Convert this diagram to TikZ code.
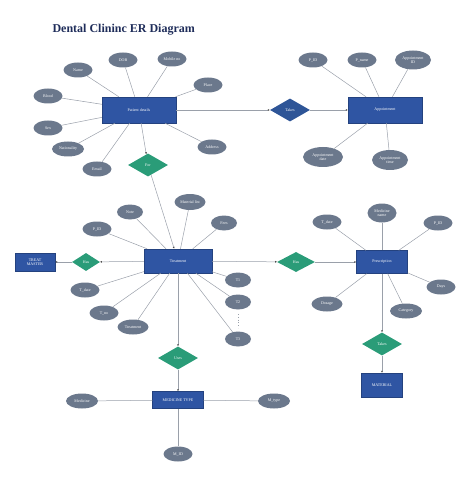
\documentclass[tikz,border=0pt]{standalone}
\usepackage{fontspec}
\setmainfont{Liberation Serif}
\usepackage{tikz}
\usetikzlibrary{arrows.meta, positioning, shapes.geometric}
\usepackage{xcolor}

\definecolor{entblue}{HTML}{2F55A3}
\definecolor{entedge}{HTML}{24427F}
\definecolor{attrgray}{HTML}{6B788C}
\definecolor{relgreen}{HTML}{2A9C78}
\definecolor{relblue}{HTML}{2E5597}
\definecolor{linkgray}{HTML}{9AA0AA}
\definecolor{titleblue}{HTML}{1F2D5A}

\tikzset{
    entity/.style={rectangle, draw=entedge, fill=entblue, text=white, line width=0.4pt,
        font=\fontsize{4}{4.6}\selectfont, align=center, inner sep=1pt},
    attr/.style={ellipse, fill=attrgray, text=white, font=\fontsize{4}{4.6}\selectfont,
        align=center, inner sep=0.5pt, minimum width=29pt, minimum height=15pt},
    rel/.style={diamond, fill=relgreen, text=white, font=\fontsize{4}{4.6}\selectfont,
        inner sep=0pt, minimum width=40pt, minimum height=23pt},
    link/.style={draw=linkgray, line width=0.5pt},
    arr/.style={link, -{Latex[length=2pt, width=2pt, color=black!70]}}
}

\begin{document}
\begin{tikzpicture}[x=1pt, y=-1pt]

    \useasboundingbox (0,0) rectangle (474,478);

    \node[anchor=west, text=titleblue, font=\fontsize{12}{14}\selectfont\bfseries] (title) at (49,30) {Dental Clininc ER Diagram};

    % entities
    \node[entity, minimum width=74pt, minimum height=26pt] (patient) at (139,110) {Patient details};
    \node[entity, minimum width=74pt, minimum height=26pt] (appoint) at (385,110) {Appointment};
    \node[entity, minimum width=68pt, minimum height=24pt] (treat) at (178,261) {Treatment};
    \node[entity, minimum width=51pt, minimum height=23pt] (prescr) at (382,262) {Prescription};
    \node[entity, minimum width=40pt, minimum height=18pt] (tmaster) at (35,262) {TREAT\\MASTER};
    \node[entity, minimum width=41pt, minimum height=24pt] (material) at (382,385) {MATERIAL};
    \node[entity, minimum width=51pt, minimum height=17pt] (medtype) at (178,400) {MEDICINE TYPE};

    % relationships
    \node[rel, fill=relblue] (takesA) at (290,110) {Takes};
    \node[rel] (for) at (148,165) {For};
    \node[rel, minimum width=28pt, minimum height=18pt] (hasL) at (86,262) {Has};
    \node[rel, minimum width=38pt, minimum height=20pt] (hasR) at (296,262) {Has};
    \node[rel] (takesM) at (382,344) {Takes};
    \node[rel] (uses) at (178,358) {Uses};

    % patient details attributes
    \node[attr] (name) at (78,70) {Name};
    \node[attr] (dob) at (123,60) {DOB};
    \node[attr] (mobile) at (172,59) {Mobile no};
    \node[attr] (place) at (208,85) {Place};
    \node[attr] (blood) at (48,96) {Blood};
    \node[attr] (sex) at (48,128) {Sex};
    \node[attr, minimum width=32pt] (nation) at (68,149) {Nationality};
    \node[attr] (email) at (97,169) {Email};
    \node[attr] (address) at (212,147) {Address};

    % appointment attributes
    \node[attr] (apid) at (313,60) {P\_ID};
    \node[attr] (apname) at (362,60) {P\_name};
    \node[attr, minimum width=36pt, minimum height=19pt] (appid) at (413,60) {Appointment\\ID};
    \node[attr, minimum width=40pt, minimum height=20pt] (appdate) at (323,157) {Appointment\\date};
    \node[attr, minimum width=36pt, minimum height=20pt] (apptime) at (390,160) {Appointment\\time};

    % treatment attributes
    \node[attr, minimum width=26pt] (note) at (130,212) {Note};
    \node[attr, minimum width=31pt, minimum height=16pt] (matlist) at (190,202) {Material list};
    \node[attr, minimum width=26pt] (fees) at (224,223) {Fees};
    \node[attr] (tpid) at (97,229) {P\_ID};
    \node[attr] (tdate) at (85,290) {T\_date};
    \node[attr] (tno) at (104,313) {T\_no};
    \node[attr, minimum width=31pt] (ttreat) at (133,327) {Treatment};
    \node[attr, minimum width=26pt] (t1) at (238,280) {T1};
    \node[attr, minimum width=26pt] (t2) at (238,302) {T2};
    \node[attr, minimum width=26pt] (t3) at (238,339) {T3};
    \draw[linkgray, line width=0.8pt, dotted] (238,314) -- (238,328);

    % prescription attributes
    \node[attr] (pdate) at (327,222) {T\_date};
    \node[attr, minimum height=19pt] (medname) at (382,213) {Medicine\\name};
    \node[attr] (ppid) at (438,223) {P\_ID};
    \node[attr] (days) at (441,287) {Days};
    \node[attr, minimum width=32pt] (category) at (406,311) {Category};
    \node[attr, minimum width=31pt] (dosage) at (327,304) {Dosage};

    % medicine type attributes
    \node[attr, minimum width=32pt] (medicine) at (82,401) {Medicine};
    \node[attr, minimum width=32pt] (mtype) at (274,401) {M\_type};
    \node[attr] (mid) at (178,454) {M\_ID};

    % attribute links
    \foreach \a in {name, dob, mobile, place, blood, sex, nation, email, address}
        \draw[link] (\a) -- (patient);
    \foreach \a in {apid, apname, appid, appdate, apptime}
        \draw[link] (\a) -- (appoint);
    \foreach \a in {note, matlist, fees, tpid, tdate, tno, ttreat, t1, t2, t3}
        \draw[link] (\a) -- (treat);
    \foreach \a in {pdate, medname, ppid, days, category, dosage}
        \draw[link] (\a) -- (prescr);
    \foreach \a in {medicine, mtype, mid}
        \draw[link] (\a) -- (medtype);

    % relationship links
    \draw[arr] (patient) -- (takesA);
    \draw[arr] (takesA) -- (appoint);
    \draw[arr] (patient) -- (for);
    \draw[arr] (for) -- (treat);
    \draw[arr] (treat) -- (hasL);
    \draw[arr] (hasL) -- (tmaster);
    \draw[arr] (treat) -- (hasR);
    \draw[arr] (hasR) -- (prescr);
    \draw[arr] (treat) -- (uses);
    \draw[arr] (uses) -- (medtype);
    \draw[arr] (prescr) -- (takesM);
    \draw[arr] (takesM) -- (material);

\end{tikzpicture}
\end{document}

* Given task: Copy out the listing exactly as it stands, but not the pictures.

* In response:
Convert this diagram to TikZ code.
\documentclass[tikz,border=0pt]{standalone}
\usepackage{fontspec}
\setmainfont{Liberation Serif}
\usepackage{tikz}
\usetikzlibrary{arrows.meta, positioning, shapes.geometric}
\usepackage{xcolor}

\definecolor{entblue}{HTML}{2F55A3}
\definecolor{entedge}{HTML}{24427F}
\definecolor{attrgray}{HTML}{6B788C}
\definecolor{relgreen}{HTML}{2A9C78}
\definecolor{relblue}{HTML}{2E5597}
\definecolor{linkgray}{HTML}{9AA0AA}
\definecolor{titleblue}{HTML}{1F2D5A}

\tikzset{
    entity/.style={rectangle, draw=entedge, fill=entblue, text=white, line width=0.4pt,
        font=\fontsize{4}{4.6}\selectfont, align=center, inner sep=1pt},
    attr/.style={ellipse, fill=attrgray, text=white, font=\fontsize{4}{4.6}\selectfont,
        align=center, inner sep=0.5pt, minimum width=29pt, minimum height=15pt},
    rel/.style={diamond, fill=relgreen, text=white, font=\fontsize{4}{4.6}\selectfont,
        inner sep=0pt, minimum width=40pt, minimum height=23pt},
    link/.style={draw=linkgray, line width=0.5pt},
    arr/.style={link, -{Latex[length=2pt, width=2pt, color=black!70]}}
}

\begin{document}
\begin{tikzpicture}[x=1pt, y=-1pt]

    \useasboundingbox (0,0) rectangle (474,478);

    \node[anchor=west, text=titleblue, font=\fontsize{12}{14}\selectfont\bfseries] (title) at (49,30) {Dental Clininc ER Diagram};

    % entities
    \node[entity, minimum width=74pt, minimum height=26pt] (patient) at (139,110) {Patient details};
    \node[entity, minimum width=74pt, minimum height=26pt] (appoint) at (385,110) {Appointment};
    \node[entity, minimum width=68pt, minimum height=24pt] (treat) at (178,261) {Treatment};
    \node[entity, minimum width=51pt, minimum height=23pt] (prescr) at (382,262) {Prescription};
    \node[entity, minimum width=40pt, minimum height=18pt] (tmaster) at (35,262) {TREAT\\MASTER};
    \node[entity, minimum width=41pt, minimum height=24pt] (material) at (382,385) {MATERIAL};
    \node[entity, minimum width=51pt, minimum height=17pt] (medtype) at (178,400) {MEDICINE TYPE};

    % relationships
    \node[rel, fill=relblue] (takesA) at (290,110) {Takes};
    \node[rel] (for) at (148,165) {For};
    \node[rel, minimum width=28pt, minimum height=18pt] (hasL) at (86,262) {Has};
    \node[rel, minimum width=38pt, minimum height=20pt] (hasR) at (296,262) {Has};
    \node[rel] (takesM) at (382,344) {Takes};
    \node[rel] (uses) at (178,358) {Uses};

    % patient details attributes
    \node[attr] (name) at (78,70) {Name};
    \node[attr] (dob) at (123,60) {DOB};
    \node[attr] (mobile) at (172,59) {Mobile no};
    \node[attr] (place) at (208,85) {Place};
    \node[attr] (blood) at (48,96) {Blood};
    \node[attr] (sex) at (48,128) {Sex};
    \node[attr, minimum width=32pt] (nation) at (68,149) {Nationality};
    \node[attr] (email) at (97,169) {Email};
    \node[attr] (address) at (212,147) {Address};

    % appointment attributes
    \node[attr] (apid) at (313,60) {P\_ID};
    \node[attr] (apname) at (362,60) {P\_name};
    \node[attr, minimum width=36pt, minimum height=19pt] (appid) at (413,60) {Appointment\\ID};
    \node[attr, minimum width=40pt, minimum height=20pt] (appdate) at (323,157) {Appointment\\date};
    \node[attr, minimum width=36pt, minimum height=20pt] (apptime) at (390,160) {Appointment\\time};

    % treatment attributes
    \node[attr, minimum width=26pt] (note) at (130,212) {Note};
    \node[attr, minimum width=31pt, minimum height=16pt] (matlist) at (190,202) {Material list};
    \node[attr, minimum width=26pt] (fees) at (224,223) {Fees};
    \node[attr] (tpid) at (97,229) {P\_ID};
    \node[attr] (tdate) at (85,290) {T\_date};
    \node[attr] (tno) at (104,313) {T\_no};
    \node[attr, minimum width=31pt] (ttreat) at (133,327) {Treatment};
    \node[attr, minimum width=26pt] (t1) at (238,280) {T1};
    \node[attr, minimum width=26pt] (t2) at (238,302) {T2};
    \node[attr, minimum width=26pt] (t3) at (238,339) {T3};
    \draw[linkgray, line width=0.8pt, dotted] (238,314) -- (238,328);

    % prescription attributes
    \node[attr] (pdate) at (327,222) {T\_date};
    \node[attr, minimum height=19pt] (medname) at (382,213) {Medicine\\name};
    \node[attr] (ppid) at (438,223) {P\_ID};
    \node[attr] (days) at (441,287) {Days};
    \node[attr, minimum width=32pt] (category) at (406,311) {Category};
    \node[attr, minimum width=31pt] (dosage) at (327,304) {Dosage};

    % medicine type attributes
    \node[attr, minimum width=32pt] (medicine) at (82,401) {Medicine};
    \node[attr, minimum width=32pt] (mtype) at (274,401) {M\_type};
    \node[attr] (mid) at (178,454) {M\_ID};

    % attribute links
    \foreach \a in {name, dob, mobile, place, blood, sex, nation, email, address}
        \draw[link] (\a) -- (patient);
    \foreach \a in {apid, apname, appid, appdate, apptime}
        \draw[link] (\a) -- (appoint);
    \foreach \a in {note, matlist, fees, tpid, tdate, tno, ttreat, t1, t2, t3}
        \draw[link] (\a) -- (treat);
    \foreach \a in {pdate, medname, ppid, days, category, dosage}
        \draw[link] (\a) -- (prescr);
    \foreach \a in {medicine, mtype, mid}
        \draw[link] (\a) -- (medtype);

    % relationship links
    \draw[arr] (patient) -- (takesA);
    \draw[arr] (takesA) -- (appoint);
    \draw[arr] (patient) -- (for);
    \draw[arr] (for) -- (treat);
    \draw[arr] (treat) -- (hasL);
    \draw[arr] (hasL) -- (tmaster);
    \draw[arr] (treat) -- (hasR);
    \draw[arr] (hasR) -- (prescr);
    \draw[arr] (treat) -- (uses);
    \draw[arr] (uses) -- (medtype);
    \draw[arr] (prescr) -- (takesM);
    \draw[arr] (takesM) -- (material);

\end{tikzpicture}
\end{document}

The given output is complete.